Il Pentagono rischia di rivelarsi un colabrodo. Un recente rapporto dell’ispettore generale del Dipartimento della Difesa americano ha mostrato come oltre novemila prodotti tecnologici disponibili in commercio (COTS) acquistati nel corso del 2018 (per un valore complessivo di circa trentatré milioni di dollari) potrebbero essere stati usati per spiare o sabotare personale militare statunitense. Si tratta di acquisti effettuati attraverso apposite carte di credito del governo, che vengono solitamente utilizzate per spese inferiori ai diecimila dollari. Spese che, dunque, non rientrano nei complessi processi che il Pentagono tradizionalmente adotta per acquisizioni di dimensioni considerevoli (come quando si parla, per esempio, di sistemi militari).
Nonostante gli importi ridotti, questo non vuol dire che non ci siano rischi per la sicurezza. Anche perché, come ha fatto notare l’American Enterprise Institute, spesso le peggiori minacce informatiche arrivano proprio da banali dispositivi in commercio. Il report mostra come l’esercito e l’aereonautica abbiano acquistato migliaia di prodotti rischiosi dal punto di vista della sicurezza. Tra questi, vengono citate oltre ottomila stampanti Lexmark: una società che – secondo un’indagine del Congresso – risulterebbe connessa all’esercito cinese e ai suoi programmi di spionaggio cibernetico. Un ulteriore esempio è poi dato dall’acquisto di centodiciassette videocamere GoPro, per un costo totale di circa novantottomila dollari. Secondo il rapporto, “le videocamere GoPro sono progettate per filmare e condividere video in tempo reale attraverso una rete wireless o una connessione Bluetooth. Tuttavia, le videocamere presentano vulnerabilità che potrebbero consentire a un utente malintenzionato da remoto di accedere alle credenziali di rete memorizzate e a flussi di video in diretta”. Un ulteriore problema sarebbe poi dato dall’acquisto (per un valore complessivo superiore ai due milioni di dollari) di 1.573 laptop Lenovo: un’azienda i cui prodotti sono stati banditi dalle reti del Dipartimento di Stato americano già nel 2006.

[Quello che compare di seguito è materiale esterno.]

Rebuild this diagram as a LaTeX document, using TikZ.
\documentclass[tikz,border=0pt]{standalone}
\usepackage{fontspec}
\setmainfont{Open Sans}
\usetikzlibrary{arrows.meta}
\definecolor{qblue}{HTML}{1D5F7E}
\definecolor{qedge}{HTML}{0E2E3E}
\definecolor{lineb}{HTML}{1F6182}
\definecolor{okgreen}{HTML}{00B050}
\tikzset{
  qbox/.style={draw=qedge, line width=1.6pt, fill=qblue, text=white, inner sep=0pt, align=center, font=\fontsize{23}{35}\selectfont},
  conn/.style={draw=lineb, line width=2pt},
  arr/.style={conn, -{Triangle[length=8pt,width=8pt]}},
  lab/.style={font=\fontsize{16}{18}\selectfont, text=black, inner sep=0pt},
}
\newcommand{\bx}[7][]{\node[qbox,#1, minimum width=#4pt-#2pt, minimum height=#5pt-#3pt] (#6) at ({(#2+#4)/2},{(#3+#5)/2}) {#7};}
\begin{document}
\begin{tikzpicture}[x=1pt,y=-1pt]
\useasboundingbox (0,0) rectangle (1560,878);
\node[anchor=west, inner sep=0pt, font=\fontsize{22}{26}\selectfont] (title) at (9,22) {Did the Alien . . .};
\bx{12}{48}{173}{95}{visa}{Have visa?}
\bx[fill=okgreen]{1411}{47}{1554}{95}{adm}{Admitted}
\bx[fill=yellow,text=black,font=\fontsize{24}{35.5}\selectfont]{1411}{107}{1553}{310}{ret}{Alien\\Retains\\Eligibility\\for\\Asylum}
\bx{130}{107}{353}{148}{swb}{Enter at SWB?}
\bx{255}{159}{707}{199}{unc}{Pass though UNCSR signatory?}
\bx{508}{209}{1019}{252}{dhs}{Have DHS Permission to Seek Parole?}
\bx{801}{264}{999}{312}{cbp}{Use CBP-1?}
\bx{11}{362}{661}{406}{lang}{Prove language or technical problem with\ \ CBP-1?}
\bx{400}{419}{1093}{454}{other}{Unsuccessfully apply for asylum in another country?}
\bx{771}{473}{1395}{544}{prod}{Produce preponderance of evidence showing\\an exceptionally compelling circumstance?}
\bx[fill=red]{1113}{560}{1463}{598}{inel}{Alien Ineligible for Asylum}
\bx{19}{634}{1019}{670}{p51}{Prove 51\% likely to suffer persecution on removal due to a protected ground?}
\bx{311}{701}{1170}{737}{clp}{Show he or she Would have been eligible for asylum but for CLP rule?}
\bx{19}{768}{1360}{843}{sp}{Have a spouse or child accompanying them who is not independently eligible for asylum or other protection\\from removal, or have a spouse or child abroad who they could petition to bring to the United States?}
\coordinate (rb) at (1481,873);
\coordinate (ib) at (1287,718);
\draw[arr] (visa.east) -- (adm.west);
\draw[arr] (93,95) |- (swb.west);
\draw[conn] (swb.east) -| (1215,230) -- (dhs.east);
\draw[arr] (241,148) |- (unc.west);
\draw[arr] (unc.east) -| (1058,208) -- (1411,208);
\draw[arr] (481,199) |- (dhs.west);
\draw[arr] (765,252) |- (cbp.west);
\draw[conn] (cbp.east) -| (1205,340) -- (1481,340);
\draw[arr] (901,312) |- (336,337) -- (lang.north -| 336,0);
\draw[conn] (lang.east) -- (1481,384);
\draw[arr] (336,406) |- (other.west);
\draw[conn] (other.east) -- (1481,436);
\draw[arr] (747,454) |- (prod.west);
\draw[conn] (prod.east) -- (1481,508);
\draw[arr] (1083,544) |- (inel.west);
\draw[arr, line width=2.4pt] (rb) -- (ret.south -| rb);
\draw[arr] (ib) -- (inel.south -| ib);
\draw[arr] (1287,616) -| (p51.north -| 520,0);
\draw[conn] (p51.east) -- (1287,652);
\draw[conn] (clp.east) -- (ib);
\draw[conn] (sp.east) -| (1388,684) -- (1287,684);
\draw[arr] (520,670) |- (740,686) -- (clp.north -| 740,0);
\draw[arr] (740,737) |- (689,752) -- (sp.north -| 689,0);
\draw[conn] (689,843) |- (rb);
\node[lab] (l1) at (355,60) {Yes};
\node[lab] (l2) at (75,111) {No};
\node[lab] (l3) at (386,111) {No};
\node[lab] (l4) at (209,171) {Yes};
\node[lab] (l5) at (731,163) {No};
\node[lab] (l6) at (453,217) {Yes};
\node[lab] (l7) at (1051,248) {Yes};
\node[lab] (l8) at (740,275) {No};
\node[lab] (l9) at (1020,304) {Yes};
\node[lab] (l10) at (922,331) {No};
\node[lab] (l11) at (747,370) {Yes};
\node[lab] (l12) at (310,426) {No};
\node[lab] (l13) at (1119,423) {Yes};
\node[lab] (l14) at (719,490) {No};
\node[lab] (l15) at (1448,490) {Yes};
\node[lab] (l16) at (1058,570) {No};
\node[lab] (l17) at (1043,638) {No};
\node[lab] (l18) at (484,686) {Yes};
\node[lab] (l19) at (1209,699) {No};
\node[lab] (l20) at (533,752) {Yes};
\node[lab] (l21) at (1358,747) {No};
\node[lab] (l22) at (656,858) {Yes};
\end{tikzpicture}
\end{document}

Le conclusioni dell’indagine risultano non poco severe. In particolare, secondo l’ispettore generale il Pentagono non avrebbe istituito una sezione organizzativa per sviluppare un’adeguata strategia che si occupi di fronteggiare eventuali rischi legati a prodotti e componenti tecnologici direttamente disponibili sul mercato. Il Dipartimento della Difesa non avrebbe poi redatto delle normative sulla sicurezza cibernetica di simili articoli, senza trascurare che – sempre stando al rapporto – avrebbe stilato una lista di prodotti consentiti che ne include alcuni di rischiosi. Infine, il Pentagono non effettuerebbe controlli adeguati per impedire simili acquisti. Il rapporto afferma di attendersi spiegazioni e risposte da parte delle alte sfere del dipartimento entro il prossimo 26 agosto.
Il quadro generale che emerge da quest’indagine non è propriamente rassicurante. Anche perché, al di là dei rischi generali, non bisogna trascurare che i prodotti principalmente coinvolti in questi acquisti appartengano ad aziende connesse a Pechino: Lenovo è cinese, mentre Lexmark è stata acquisita da un consorzio di tre società cinesi nel 2016. Un bel paradosso, viste le preoccupazioni costantemente espresse dal Pentagono sui rischi tecnologici e militari rappresentati proprio dalla Repubblica Popolare. Rischi che si fanno sempre più pressanti e che sono del resto alla base di alcune mosse attuate dalla Casa Bianca negli ultimi mesi. E’ in questo quadro che Donald Trump ha emesso delle dure restrizioni verso i colossi cinesi delle telecomunicazioni (a partire da Huawei): restrizioni con cui il presidente americano ha voluto principalmente affrontare la questione del 5G. Senza poi dimenticare le accuse da lui mosse a Google, tacciata più volte di collaborare proprio con l’esercito cinese.
In questo senso, il Congresso sta cercando di prendere alcuni provvedimenti. In particolare, lo scorso luglio è stato presentato un disegno di legge bipartisan al Senato, volto a contrastare i tentativi, messi in campo soprattutto da Pechino, di minare la sicurezza nazionale, sfruttando le catene di approvvigionamento americane. L’obiettivo della norma sarebbe quello di far fronte alle minacce di natura tecnologica, rafforzando i processi di controllo in seno ai principali ministeri statunitensi (a partire proprio dal Pentagono).